If we draw exactly 1 blue ball, the remaining 2 balls must be red. There are three possible orders for this to happen:
1. Blue, Red, Red (BRR): Probability = $$\frac{3}{7} \times \frac{4}{7} \times \frac{4}{7} = \frac{3 \times 4 \times 4}{7 \times 7 \times 7} = \frac{48}{343}$$
2. Red, Blue, Red (RBR): Probability = $$\frac{4}{7} \times \frac{3}{7} \times \frac{4}{7} = \frac{4 \times 3 \times 4}{7 \times 7 \times 7} = \frac{48}{343}$$
3. Red, Red, Blue (RRB): Probability = $$\frac{4}{7} \times \frac{4}{7} \times \frac{3}{7} = \frac{4 \times 4 \times 3}{7 \times 7 \times 7} = \frac{48}{343}$$
To find the total probability of drawing exactly 1 blue ball, we add the probabilities of these three distinct ways:
Probability of drawing 1 blue ball = $$\frac{48}{343} + \frac{48}{343} + \frac{48}{343} = \frac{48 + 48 + 48}{343} = \frac{144}{343}$$

**step6** Calculating Probability for 2 Blue Balls

If we draw exactly 2 blue balls, the remaining 1 ball must be red.
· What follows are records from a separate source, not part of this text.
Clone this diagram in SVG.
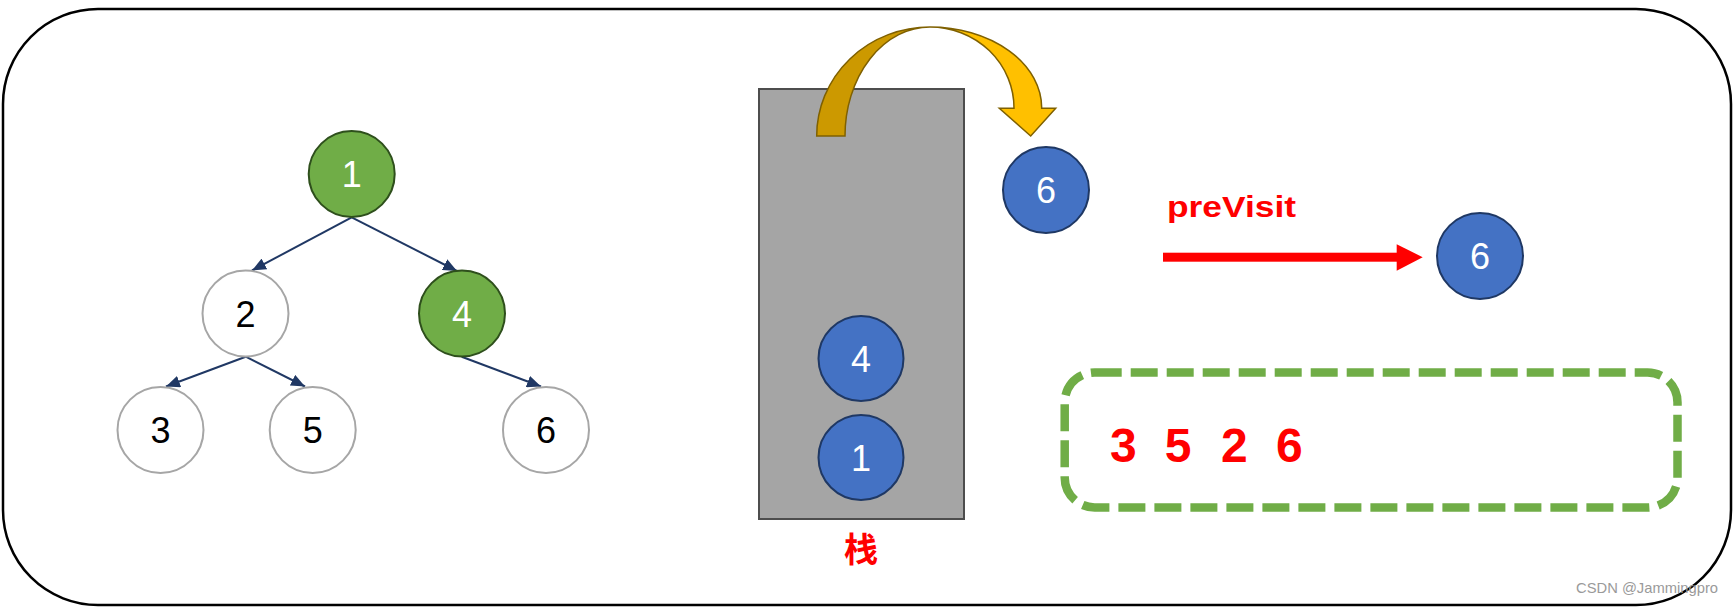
<svg xmlns="http://www.w3.org/2000/svg" width="1734" height="608" viewBox="0 0 1734 608">
<style>
.num{font-family:"Liberation Sans","Noto Sans",Arial,sans-serif;font-size:36px;text-anchor:middle}
.w{fill:#ffffff}
.k{fill:#000000}
.green{fill:#70AD47;stroke:#2E4F1C;stroke-width:2}
.white{fill:#ffffff;stroke:#A6A6A6;stroke-width:2}
.blue{fill:#4472C4;stroke:#1F3864;stroke-width:2}
.edge{stroke:#203864;stroke-width:2;fill:none}
.red{fill:#FF0000;font-family:"Liberation Sans","Noto Sans","Noto Sans CJK SC",sans-serif;font-weight:bold}
</style>
<defs>
<marker id="ah" markerUnits="userSpaceOnUse" markerWidth="14" markerHeight="12" viewBox="0 0 14 12" refX="14" refY="6" orient="auto">
<path d="M0,0 L14,6 L0,12 Z" fill="#203864"/>
</marker>
</defs>
<rect x="3" y="9" width="1728" height="596" rx="95" ry="95" fill="#ffffff" stroke="#000000" stroke-width="2.5"/>

<g id="connectors">
<line class="edge" x1="351.7" y1="217.3" x2="252" y2="270.5" marker-end="url(#ah)"/>
<line class="edge" x1="351.7" y1="217.3" x2="457" y2="271" marker-end="url(#ah)"/>
<line class="edge" x1="245.7" y1="356.7" x2="166" y2="386.5" marker-end="url(#ah)"/>
<line class="edge" x1="245.7" y1="356.7" x2="305" y2="386.5" marker-end="url(#ah)"/>
<line class="edge" x1="461.7" y1="356.7" x2="541" y2="386.5" marker-end="url(#ah)"/>
</g>

<g id="node1"><circle class="green" cx="351.7" cy="174" r="43"/><text class="num w" x="351.7" y="187">1</text></g>
<g id="node2"><circle class="white" cx="245.5" cy="313.5" r="43"/><text class="num k" x="245.5" y="326.5">2</text></g>
<g id="node4"><circle class="green" cx="462" cy="313.5" r="43"/><text class="num w" x="462" y="326.5">4</text></g>
<g id="node3"><circle class="white" cx="160.5" cy="430" r="43"/><text class="num k" x="160.5" y="443">3</text></g>
<g id="node5"><circle class="white" cx="312.7" cy="430" r="43"/><text class="num k" x="312.7" y="443">5</text></g>
<g id="node6"><circle class="white" cx="546" cy="430" r="43"/><text class="num k" x="546" y="443">6</text></g>

<g id="stack">
<rect x="759" y="89" width="205" height="430" fill="#A5A5A5" stroke="#4D4D4D" stroke-width="2"/>
</g>
<g id="stack4"><circle class="blue" cx="861" cy="358.5" r="42.5"/><text class="num w" x="861" y="371.5">4</text></g>
<g id="stack1"><circle class="blue" cx="861" cy="457.5" r="42.5"/><text class="num w" x="861" y="470.5">1</text></g>
<g id="stackLabel"><text class="red" x="861" y="562" font-size="34" text-anchor="middle">栈</text></g>

<g id="popArrow">
<path d="M816.7,136 A113.3,109 0 0 1 930,27 A85,109 0 0 0 845,136 Z" fill="#CC9900" stroke="#7F6000" stroke-width="1.5"/>
<path d="M930,27 A111.7,81 0 0 1 1041.7,108.3 L1055.7,108.3 L1030.7,136 L999.3,108.3 L1014,108.3 A84,81 0 0 0 930,27 Z" fill="#FFC000" stroke="#7F6000" stroke-width="1.5"/>
</g>

<g id="popped6"><circle class="blue" cx="1046" cy="190" r="43"/><text class="num w" x="1046" y="203">6</text></g>

<g id="visitArrow">
<text class="red" x="1167" y="217" font-size="30" textLength="129" lengthAdjust="spacingAndGlyphs">preVisit</text>
<rect x="1163" y="252.7" width="234" height="9" fill="#FF0000"/>
<path d="M1396.7,244.3 L1422.7,257.2 L1396.7,270.7 Z" fill="#FF0000"/>
</g>

<g id="visited6"><circle class="blue" cx="1480" cy="256" r="43"/><text class="num w" x="1480" y="269">6</text></g>

<g id="output">
<rect x="1064.7" y="372.5" width="612.8" height="135" rx="30" ry="30" fill="none" stroke="#70AD47" stroke-width="8.5" stroke-dasharray="27 9"/>
<text class="red" font-size="48"><tspan x="1110" y="461.7">3</tspan> <tspan x="1164.7" y="461.7">5</tspan> <tspan x="1220.9" y="461.7">2</tspan> <tspan x="1276" y="461.7">6</tspan></text>
</g>

<text x="1576" y="593" font-family="Liberation Sans,Arial,sans-serif" font-size="15" fill="#9A9A9A" textLength="142" lengthAdjust="spacingAndGlyphs">CSDN @Jammingpro</text>
</svg>
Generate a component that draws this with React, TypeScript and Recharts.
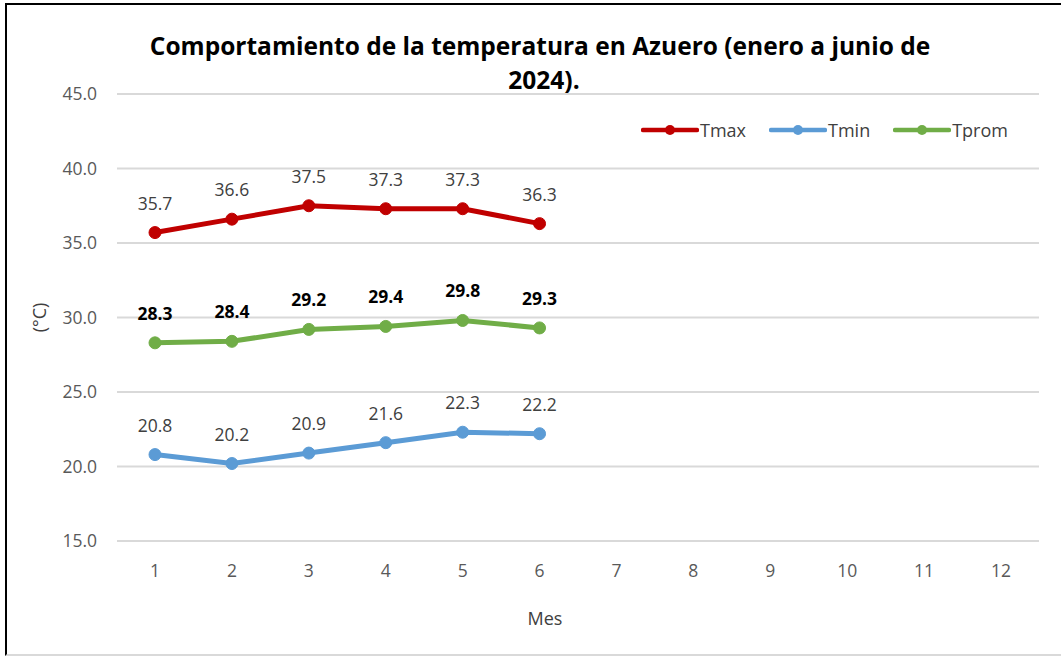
import React from 'react';
import { LineChart, Line, XAxis, YAxis, CartesianGrid, LabelList } from 'recharts';

const months = [1, 2, 3, 4, 5, 6, 7, 8, 9, 10, 11, 12];
const tmax = [35.7, 36.6, 37.5, 37.3, 37.3, 36.3];
const tmin = [20.8, 20.2, 20.9, 21.6, 22.3, 22.2];
const tprom = [28.3, 28.4, 29.2, 29.4, 29.8, 29.3];
const yTicks = [15, 20, 25, 30, 35, 40, 45];
const titleLines = ['Comportamiento de la temperatura en Azuero (enero a junio de', '2024).'];

const data = months.map((m, i) => ({
  mes: m,
  Tmax: i < tmax.length ? tmax[i] : null,
  Tmin: i < tmin.length ? tmin[i] : null,
  Tprom: i < tprom.length ? tprom[i] : null,
}));

const FONT = '"Open Sans", "Liberation Sans", sans-serif';

const makeLabel = (bold: boolean) => (props: any) => {
  const { value } = props;
  if (value === null || value === undefined) return null;
  const x = props.x ?? props.viewBox?.x;
  const y = props.y ?? props.viewBox?.y;
  if (x == null || y == null) return null;
  return (
    <text
      x={x}
      y={y - 23}
      textAnchor="middle"
      fontFamily={FONT}
      fontSize={17.5}
      fontWeight={bold ? 700 : 400}
      fill={bold ? '#000000' : '#404040'}
    >
      {Number(value).toFixed(1)}
    </text>
  );
};

const series = [
  { key: 'Tmax', color: '#C00000', bold: false },
  { key: 'Tmin', color: '#5B9BD5', bold: false },
  { key: 'Tprom', color: '#70AD47', bold: true },
];

const LegendItem = ({ name, color }: { name: string; color: string }) => (
  <div style={{ display: 'flex', alignItems: 'center', marginRight: 23 }}>
    <svg width={58} height={14} style={{ display: 'block' }}>
      <line x1={2} y1={7} x2={56} y2={7} stroke={color} strokeWidth={4.5} strokeLinecap="round" />
      <circle cx={29} cy={7} r={5} fill={color} />
    </svg>
    <span style={{ marginLeft: 1 }}>{name}</span>
  </div>
);

export default function App() {
  return (
    <div
      style={{
        position: 'absolute',
        left: 5,
        top: 3,
        width: 1056,
        height: 649,
        borderTop: '2px solid #000',
        borderLeft: '2px solid #000',
        borderBottom: '2px solid #d9d9d9',
        background: '#fff',
        fontFamily: FONT,
      }}
    >
      <div
        style={{
          position: 'absolute',
          left: 0,
          width: 1066,
          top: 24,
          textAlign: 'center',
          fontWeight: 700,
          fontSize: 24.5,
          lineHeight: '34px',
          color: '#000',
        }}
      >
        <div>{titleLines[0]}</div>
        <div style={{ paddingLeft: 8 }}>{titleLines[1]}</div>
      </div>
      <div
        style={{
          position: 'absolute',
          left: 634,
          top: 113,
          display: 'flex',
          fontSize: 18,
          color: '#404040',
        }}
      >
        {series.map((s) => (
          <LegendItem key={s.key} name={s.key} color={s.color} />
        ))}
      </div>
      <LineChart
        width={1054}
        height={647}
        data={data}
        margin={{ top: 89, right: 22, bottom: 11, left: 30 }}
      >
        <CartesianGrid vertical={false} stroke="#d9d9d9" strokeWidth={2} />
        <XAxis
          dataKey="mes"
          type="category"
          axisLine={false}
          tickLine={false}
          tickSize={0}
          tickMargin={24}
          height={100}
          padding={{ left: 38, right: 38 }}
          tick={{ fill: '#595959', fontSize: 17.5, fontFamily: FONT }}
          label={{
            value: 'Mes',
            position: 'insideBottom',
            offset: 16,
            dx: -33,
            fill: '#404040',
            fontSize: 18,
            fontFamily: FONT,
          }}
        />
        <YAxis
          domain={[15, 45]}
          ticks={yTicks}
          width={80}
          axisLine={false}
          tickLine={false}
          tickSize={0}
          tickMargin={20}
          tickFormatter={(v: number) => v.toFixed(1)}
          tick={{ fill: '#595959', fontSize: 17.5, fontFamily: FONT }}
          label={{
            value: '(°C)',
            angle: -90,
            position: 'insideLeft',
            offset: 3,
            style: { textAnchor: 'middle' },
            fill: '#404040',
            fontSize: 18,
            fontFamily: FONT,
          }}
        />
        {series.map((s) => (
          <Line
            key={s.key}
            dataKey={s.key}
            stroke={s.color}
            strokeWidth={5}
            dot={{ r: 6, fill: s.color, stroke: s.color, strokeWidth: 1 }}
            activeDot={false}
            isAnimationActive={false}
          >
            <LabelList dataKey={s.key} content={makeLabel(s.bold)} />
          </Line>
        ))}
      </LineChart>
    </div>
  );
}
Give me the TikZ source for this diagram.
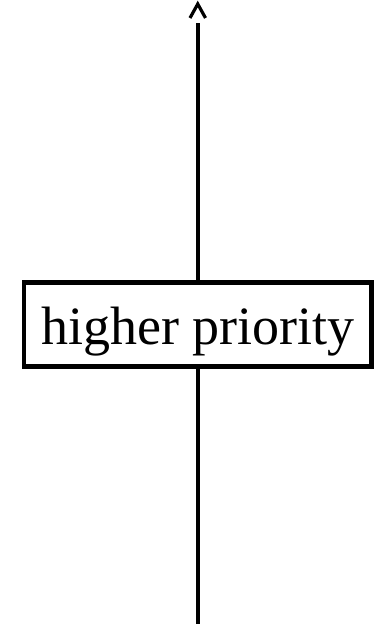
\documentclass[tikz,border=0pt]{standalone}
\usepackage{fontspec}
\setmainfont{Liberation Serif}
\begin{document}
\begin{tikzpicture}[x=1pt,y=1pt,
  line width=4.5pt,
  prio/.style={draw, rectangle, inner sep=0pt, minimum width=347.5pt, minimum height=84pt,
    font=\fontsize{54}{60}\selectfont, text height=41pt, text depth=0pt},
  barb/.style={line width=3.2pt, miter limit=10}]
\useasboundingbox (0,0) rectangle (374,624);
\node[prio] (box) at (197.75,299.5) {higher priority};
\coordinate (bot) at (197.75,0);
\coordinate (top) at (197.75,601);
\coordinate (apex) at (197.75,620);
\coordinate (armL) at (190,606);
\coordinate (armR) at (205.5,606);
\draw (bot) -- (box.south);
\draw (box.north) -- (top);
\draw[barb] (armL) -- (apex) -- (armR);
\end{tikzpicture}
\end{document}
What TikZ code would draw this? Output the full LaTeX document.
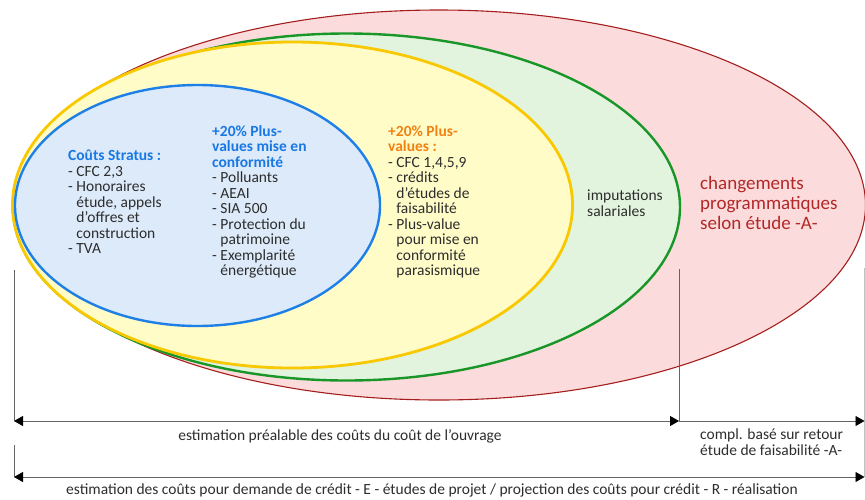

There are three possible orders for this to happen:
1. Blue, Blue, Red (BBR): Probability = $$\frac{3}{7} \times \frac{3}{7} \times \frac{4}{7} = \frac{3 \times 3 \times 4}{7 \times 7 \times 7} = \frac{36}{343}$$
2. Blue, Red, Blue (BRB): Probability = $$\frac{3}{7} \times \frac{4}{7} \times \frac{3}{7} = \frac{3 \times 4 \times 3}{7 \times 7 \times 7} = \frac{36}{343}$$
3. Red, Blue, Blue (RBB): Probability = $$\frac{4}{7} \times \frac{3}{7} \times \frac{3}{7} = \frac{4 \times 3 \times 3}{7 \times 7 \times 7} = \frac{36}{343}$$
To find the total probability of drawing exactly 2 blue balls, we add the probabilities of these three distinct ways:
Probability of drawing 2 blue balls = $$\frac{36}{343} + \frac{36}{343} + \frac{36}{343} = \frac{36 + 36 + 36}{343} = \frac{108}{343}$$

**step7** Calculating Probability for 3 Blue Balls

If we draw 3 blue balls, it means all 3 balls drawn must be blue.
This sequence of draws is Blue, Blue, Blue.
Probability of drawing Blue on the 1st draw = $$\frac{3}{7}$$
Probability of drawing Blue on the 2nd draw = $$\frac{3}{7}$$
Probability of drawing Blue on the 3rd draw = $$\frac{3}{7}$$
The probability of drawing 3 blue balls (BBB) = $$\frac{3}{7} \times \frac{3}{7} \times \frac{3}{7} = \frac{3 \times 3 \times 3}{7 \times 7 \times 7} = \frac{27}{343}$$

**step8** Presenting the Probability Distribution

The probability distribution of the number of blue balls drawn is as follows:
- Probability of 0 blue balls: $$\frac{64}{343}$$
- Probability of 1 blue ball: $$\frac{144}{343}$$
- Probability of 2 blue balls: $$\frac{108}{343}$$
- Probability of 3 blue balls: $$\frac{27}{343}$$
To verify, let's sum all probabilities:
$$\frac{64}{343} + \frac{144}{343} + \frac{108}{343} + \frac{27}{343} = \frac{64 + 144 + 108 + 27}{343} = \frac{343}{343} = 1$$
The sum is 1, which confirms our calculations are correct.